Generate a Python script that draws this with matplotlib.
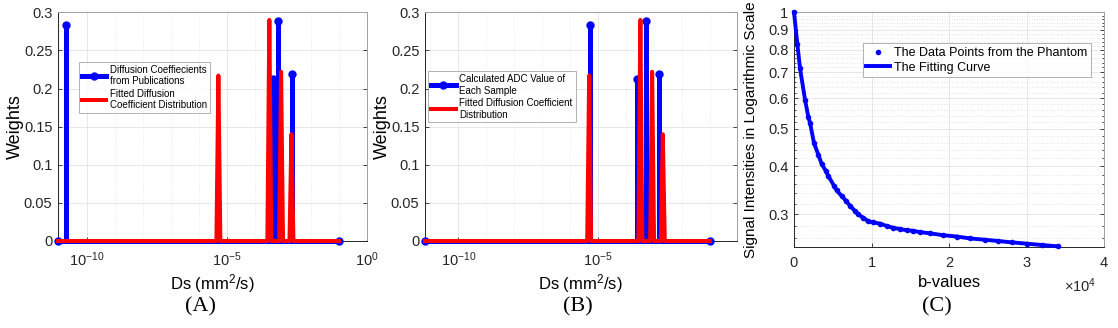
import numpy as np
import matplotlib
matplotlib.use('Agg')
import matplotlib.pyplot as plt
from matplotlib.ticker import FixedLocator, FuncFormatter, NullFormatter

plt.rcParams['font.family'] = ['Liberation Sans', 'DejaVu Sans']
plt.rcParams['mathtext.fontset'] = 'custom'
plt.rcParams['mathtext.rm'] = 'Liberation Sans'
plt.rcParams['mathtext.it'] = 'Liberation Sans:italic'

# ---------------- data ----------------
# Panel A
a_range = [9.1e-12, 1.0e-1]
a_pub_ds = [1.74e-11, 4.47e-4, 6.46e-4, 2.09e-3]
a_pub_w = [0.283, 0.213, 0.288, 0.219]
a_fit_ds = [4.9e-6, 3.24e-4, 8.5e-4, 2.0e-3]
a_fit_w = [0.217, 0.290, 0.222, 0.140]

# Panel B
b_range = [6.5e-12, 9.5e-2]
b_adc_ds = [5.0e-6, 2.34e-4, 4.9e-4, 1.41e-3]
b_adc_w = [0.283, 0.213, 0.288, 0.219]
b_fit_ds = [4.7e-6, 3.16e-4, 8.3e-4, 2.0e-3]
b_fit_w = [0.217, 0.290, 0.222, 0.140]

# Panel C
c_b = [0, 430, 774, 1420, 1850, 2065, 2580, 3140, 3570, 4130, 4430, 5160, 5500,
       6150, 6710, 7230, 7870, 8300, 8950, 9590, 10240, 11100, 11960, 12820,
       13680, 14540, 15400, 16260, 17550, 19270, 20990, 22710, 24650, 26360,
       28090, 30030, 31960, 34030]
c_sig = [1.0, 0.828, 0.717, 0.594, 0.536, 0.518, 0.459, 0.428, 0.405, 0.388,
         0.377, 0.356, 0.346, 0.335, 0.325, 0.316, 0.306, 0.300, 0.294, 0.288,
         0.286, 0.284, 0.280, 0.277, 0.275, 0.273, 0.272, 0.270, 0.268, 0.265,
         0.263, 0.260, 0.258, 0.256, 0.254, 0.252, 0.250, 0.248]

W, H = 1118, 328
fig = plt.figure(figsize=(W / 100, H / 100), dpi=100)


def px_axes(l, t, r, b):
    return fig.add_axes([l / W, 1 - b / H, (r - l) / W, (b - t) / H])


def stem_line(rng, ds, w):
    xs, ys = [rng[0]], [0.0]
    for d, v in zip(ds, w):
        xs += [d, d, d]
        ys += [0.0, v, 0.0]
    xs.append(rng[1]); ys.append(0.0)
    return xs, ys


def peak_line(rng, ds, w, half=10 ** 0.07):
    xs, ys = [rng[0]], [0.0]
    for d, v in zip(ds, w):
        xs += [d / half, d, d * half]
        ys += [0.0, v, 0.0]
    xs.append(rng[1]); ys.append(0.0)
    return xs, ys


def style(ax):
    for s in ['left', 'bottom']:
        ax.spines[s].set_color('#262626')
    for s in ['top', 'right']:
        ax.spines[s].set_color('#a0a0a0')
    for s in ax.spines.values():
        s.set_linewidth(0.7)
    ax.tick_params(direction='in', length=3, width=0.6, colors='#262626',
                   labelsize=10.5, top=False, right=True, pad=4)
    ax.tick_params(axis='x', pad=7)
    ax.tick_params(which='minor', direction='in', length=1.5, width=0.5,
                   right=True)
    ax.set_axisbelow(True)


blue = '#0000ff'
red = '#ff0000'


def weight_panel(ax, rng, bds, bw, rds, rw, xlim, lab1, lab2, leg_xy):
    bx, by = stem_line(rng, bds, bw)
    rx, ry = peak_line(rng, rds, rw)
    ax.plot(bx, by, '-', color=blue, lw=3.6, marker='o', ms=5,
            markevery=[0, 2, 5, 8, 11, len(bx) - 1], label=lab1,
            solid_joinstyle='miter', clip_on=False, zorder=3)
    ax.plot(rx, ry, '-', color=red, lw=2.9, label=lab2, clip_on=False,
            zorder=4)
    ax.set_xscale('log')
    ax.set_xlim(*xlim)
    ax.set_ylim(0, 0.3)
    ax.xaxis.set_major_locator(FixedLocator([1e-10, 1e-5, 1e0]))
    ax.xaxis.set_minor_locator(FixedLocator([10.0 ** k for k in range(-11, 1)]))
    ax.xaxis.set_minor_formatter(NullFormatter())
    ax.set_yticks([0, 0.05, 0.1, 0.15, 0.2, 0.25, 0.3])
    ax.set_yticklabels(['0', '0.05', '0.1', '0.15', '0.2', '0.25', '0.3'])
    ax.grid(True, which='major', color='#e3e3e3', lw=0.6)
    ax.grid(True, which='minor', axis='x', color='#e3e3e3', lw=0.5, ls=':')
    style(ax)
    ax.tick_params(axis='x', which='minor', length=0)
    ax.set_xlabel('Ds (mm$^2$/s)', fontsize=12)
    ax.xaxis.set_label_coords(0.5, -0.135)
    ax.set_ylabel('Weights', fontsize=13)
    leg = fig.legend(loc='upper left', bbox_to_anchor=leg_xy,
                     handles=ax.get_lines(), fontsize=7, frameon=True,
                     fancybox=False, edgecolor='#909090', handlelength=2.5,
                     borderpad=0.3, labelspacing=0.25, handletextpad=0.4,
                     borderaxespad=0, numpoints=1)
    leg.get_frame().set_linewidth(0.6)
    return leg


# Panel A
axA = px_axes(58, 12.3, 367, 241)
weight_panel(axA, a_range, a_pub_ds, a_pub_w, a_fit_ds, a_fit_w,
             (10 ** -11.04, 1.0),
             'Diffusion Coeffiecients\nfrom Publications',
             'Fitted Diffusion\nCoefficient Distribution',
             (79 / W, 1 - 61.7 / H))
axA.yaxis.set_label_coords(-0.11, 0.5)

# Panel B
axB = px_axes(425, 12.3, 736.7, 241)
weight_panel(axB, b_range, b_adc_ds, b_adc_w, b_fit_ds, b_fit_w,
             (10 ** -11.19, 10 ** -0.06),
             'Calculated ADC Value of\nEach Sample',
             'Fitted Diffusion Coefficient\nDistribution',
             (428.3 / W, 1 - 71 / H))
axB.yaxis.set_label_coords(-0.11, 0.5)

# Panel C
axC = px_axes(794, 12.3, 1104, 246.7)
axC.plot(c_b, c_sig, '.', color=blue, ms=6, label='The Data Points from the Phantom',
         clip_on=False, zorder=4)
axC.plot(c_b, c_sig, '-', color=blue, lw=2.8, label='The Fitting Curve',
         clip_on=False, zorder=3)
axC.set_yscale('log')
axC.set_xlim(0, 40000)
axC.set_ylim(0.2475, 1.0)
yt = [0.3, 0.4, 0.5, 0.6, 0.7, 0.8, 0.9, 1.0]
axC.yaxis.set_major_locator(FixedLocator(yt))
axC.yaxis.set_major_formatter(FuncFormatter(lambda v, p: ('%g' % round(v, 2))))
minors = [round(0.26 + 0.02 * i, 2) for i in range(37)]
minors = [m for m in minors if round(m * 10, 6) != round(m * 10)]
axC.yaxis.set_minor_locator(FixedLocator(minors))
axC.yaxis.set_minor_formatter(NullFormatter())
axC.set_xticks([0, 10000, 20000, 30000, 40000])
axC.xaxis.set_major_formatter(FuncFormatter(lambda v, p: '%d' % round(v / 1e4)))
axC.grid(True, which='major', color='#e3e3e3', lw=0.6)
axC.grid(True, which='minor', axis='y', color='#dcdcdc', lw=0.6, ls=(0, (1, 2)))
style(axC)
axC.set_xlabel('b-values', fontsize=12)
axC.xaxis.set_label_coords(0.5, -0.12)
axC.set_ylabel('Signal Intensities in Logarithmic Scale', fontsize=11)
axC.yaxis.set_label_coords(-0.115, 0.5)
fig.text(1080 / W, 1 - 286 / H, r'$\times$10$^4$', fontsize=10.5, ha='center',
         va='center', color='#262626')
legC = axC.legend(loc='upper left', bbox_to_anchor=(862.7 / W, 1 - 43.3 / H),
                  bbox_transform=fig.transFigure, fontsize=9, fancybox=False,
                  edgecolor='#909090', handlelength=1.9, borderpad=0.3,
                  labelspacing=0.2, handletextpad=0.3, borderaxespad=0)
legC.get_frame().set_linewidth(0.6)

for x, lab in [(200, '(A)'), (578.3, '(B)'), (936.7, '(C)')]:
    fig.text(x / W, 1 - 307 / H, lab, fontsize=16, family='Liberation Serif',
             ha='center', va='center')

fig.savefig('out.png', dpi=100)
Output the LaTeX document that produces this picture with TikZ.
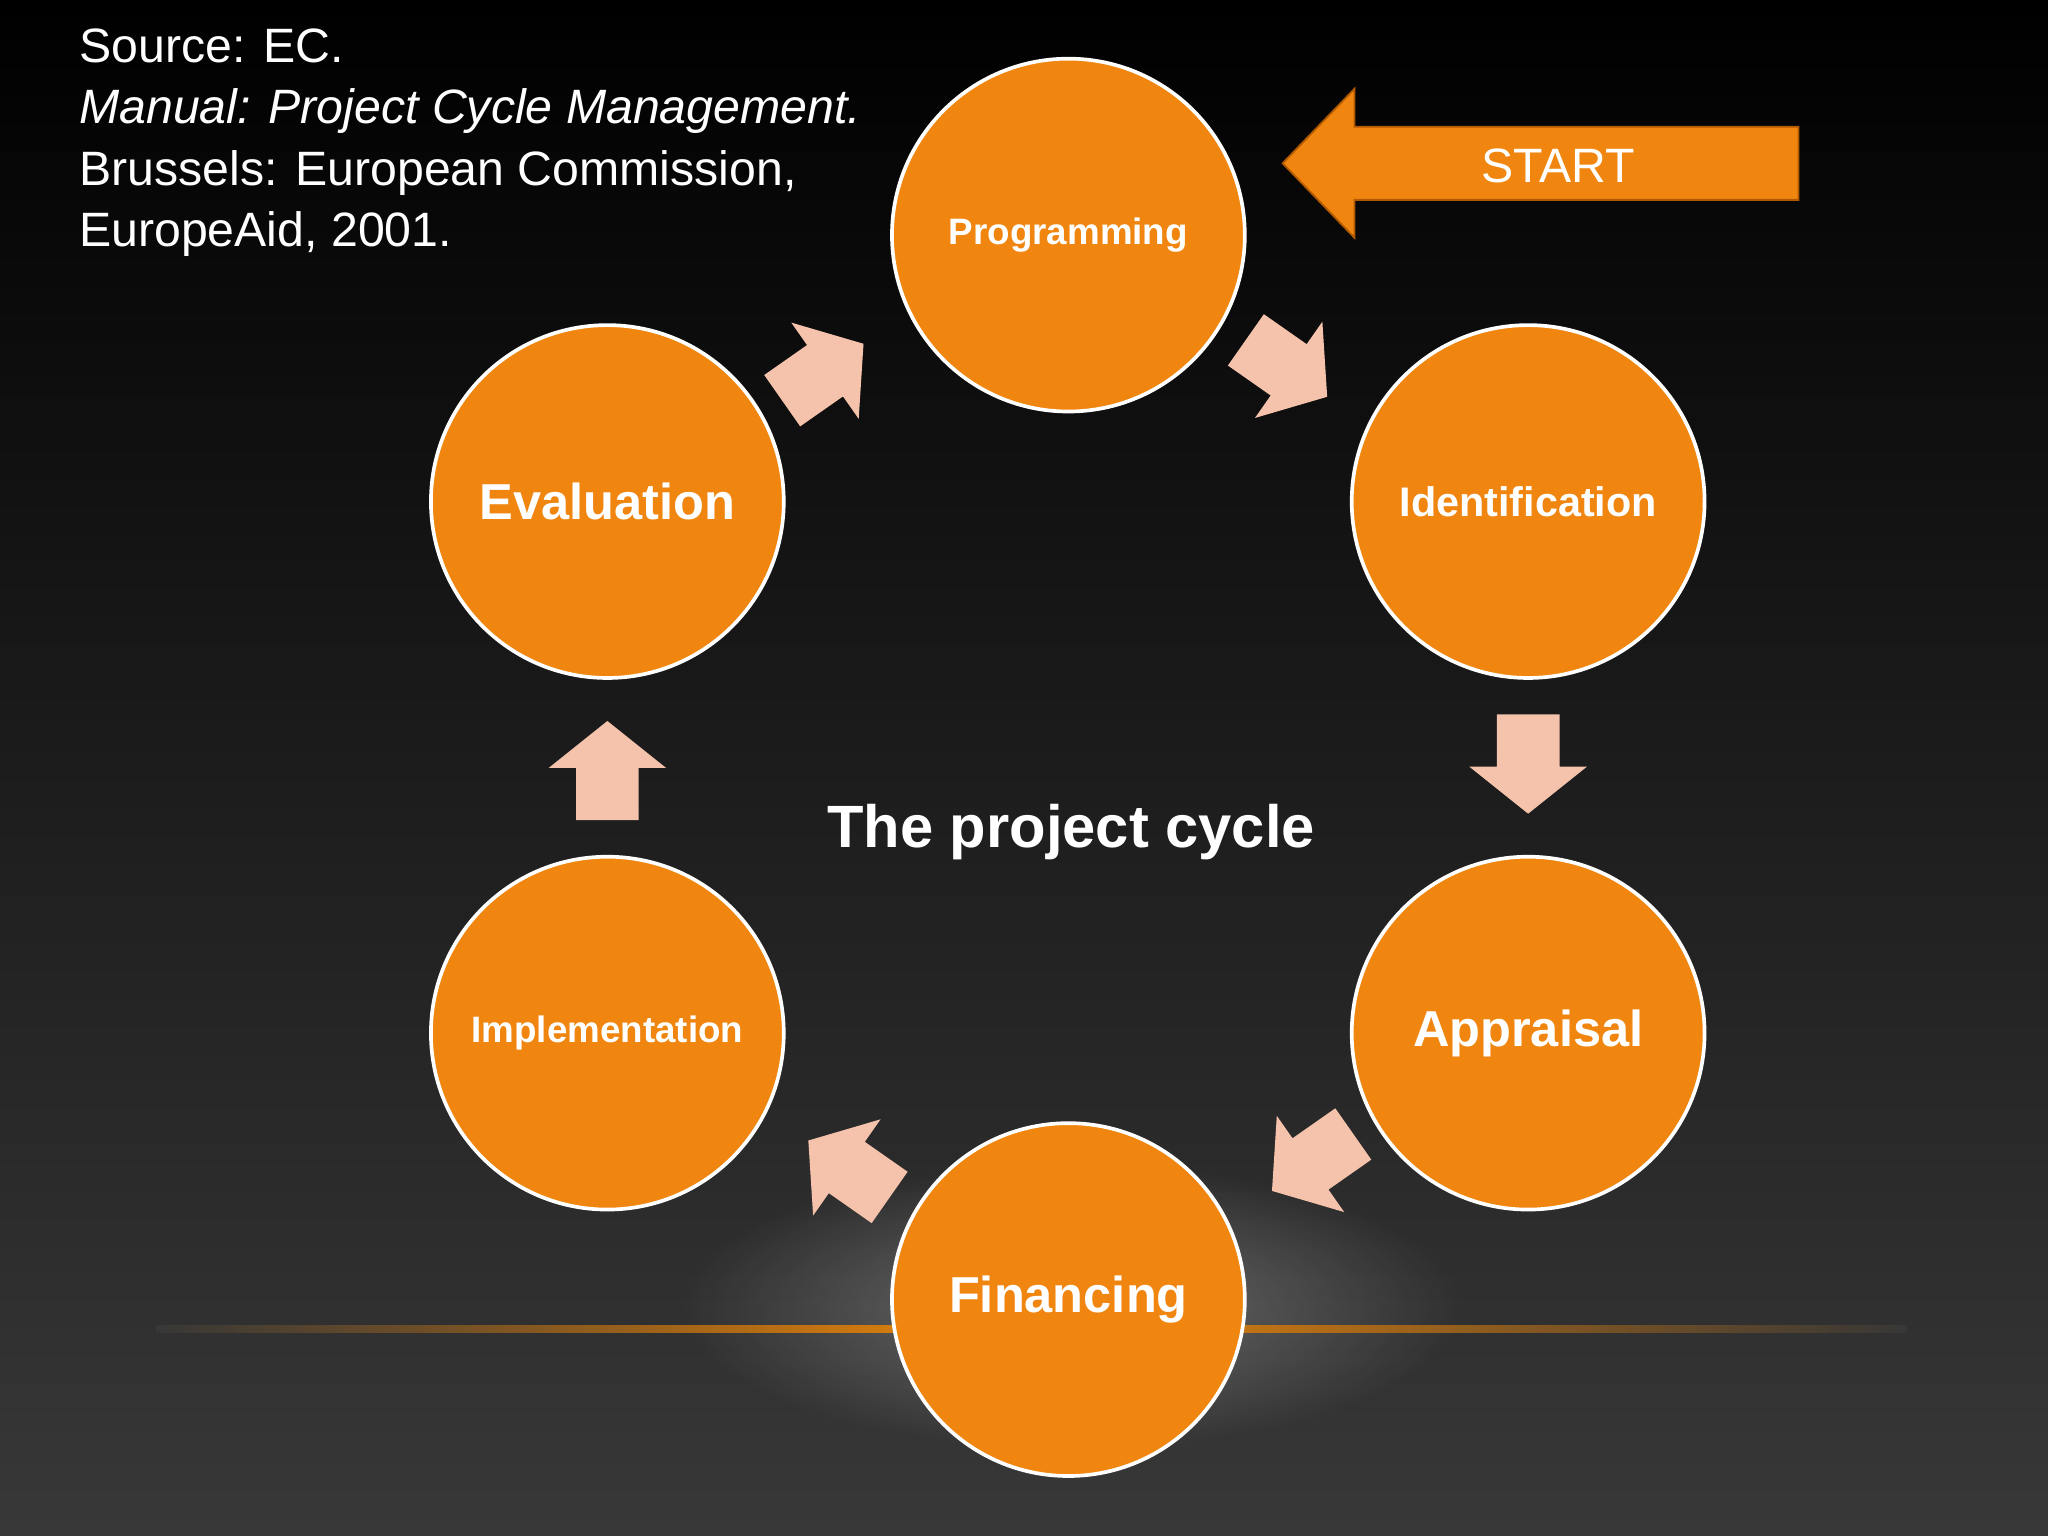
----------
- _Exercise requirements_: All lines from the start of the entries above through the line containing "b_fit_w = [0.217, 0.290, 0.222, 0.140]" are to be given again exactly; the pictures are not.

- _Output for this exercise_:
Generate a Python script that draws this with matplotlib.
import numpy as np
import matplotlib
matplotlib.use('Agg')
import matplotlib.pyplot as plt
from matplotlib.ticker import FixedLocator, FuncFormatter, NullFormatter

plt.rcParams['font.family'] = ['Liberation Sans', 'DejaVu Sans']
plt.rcParams['mathtext.fontset'] = 'custom'
plt.rcParams['mathtext.rm'] = 'Liberation Sans'
plt.rcParams['mathtext.it'] = 'Liberation Sans:italic'

# ---------------- data ----------------
# Panel A
a_range = [9.1e-12, 1.0e-1]
a_pub_ds = [1.74e-11, 4.47e-4, 6.46e-4, 2.09e-3]
a_pub_w = [0.283, 0.213, 0.288, 0.219]
a_fit_ds = [4.9e-6, 3.24e-4, 8.5e-4, 2.0e-3]
a_fit_w = [0.217, 0.290, 0.222, 0.140]

# Panel B
b_range = [6.5e-12, 9.5e-2]
b_adc_ds = [5.0e-6, 2.34e-4, 4.9e-4, 1.41e-3]
b_adc_w = [0.283, 0.213, 0.288, 0.219]
b_fit_ds = [4.7e-6, 3.16e-4, 8.3e-4, 2.0e-3]
b_fit_w = [0.217, 0.290, 0.222, 0.140]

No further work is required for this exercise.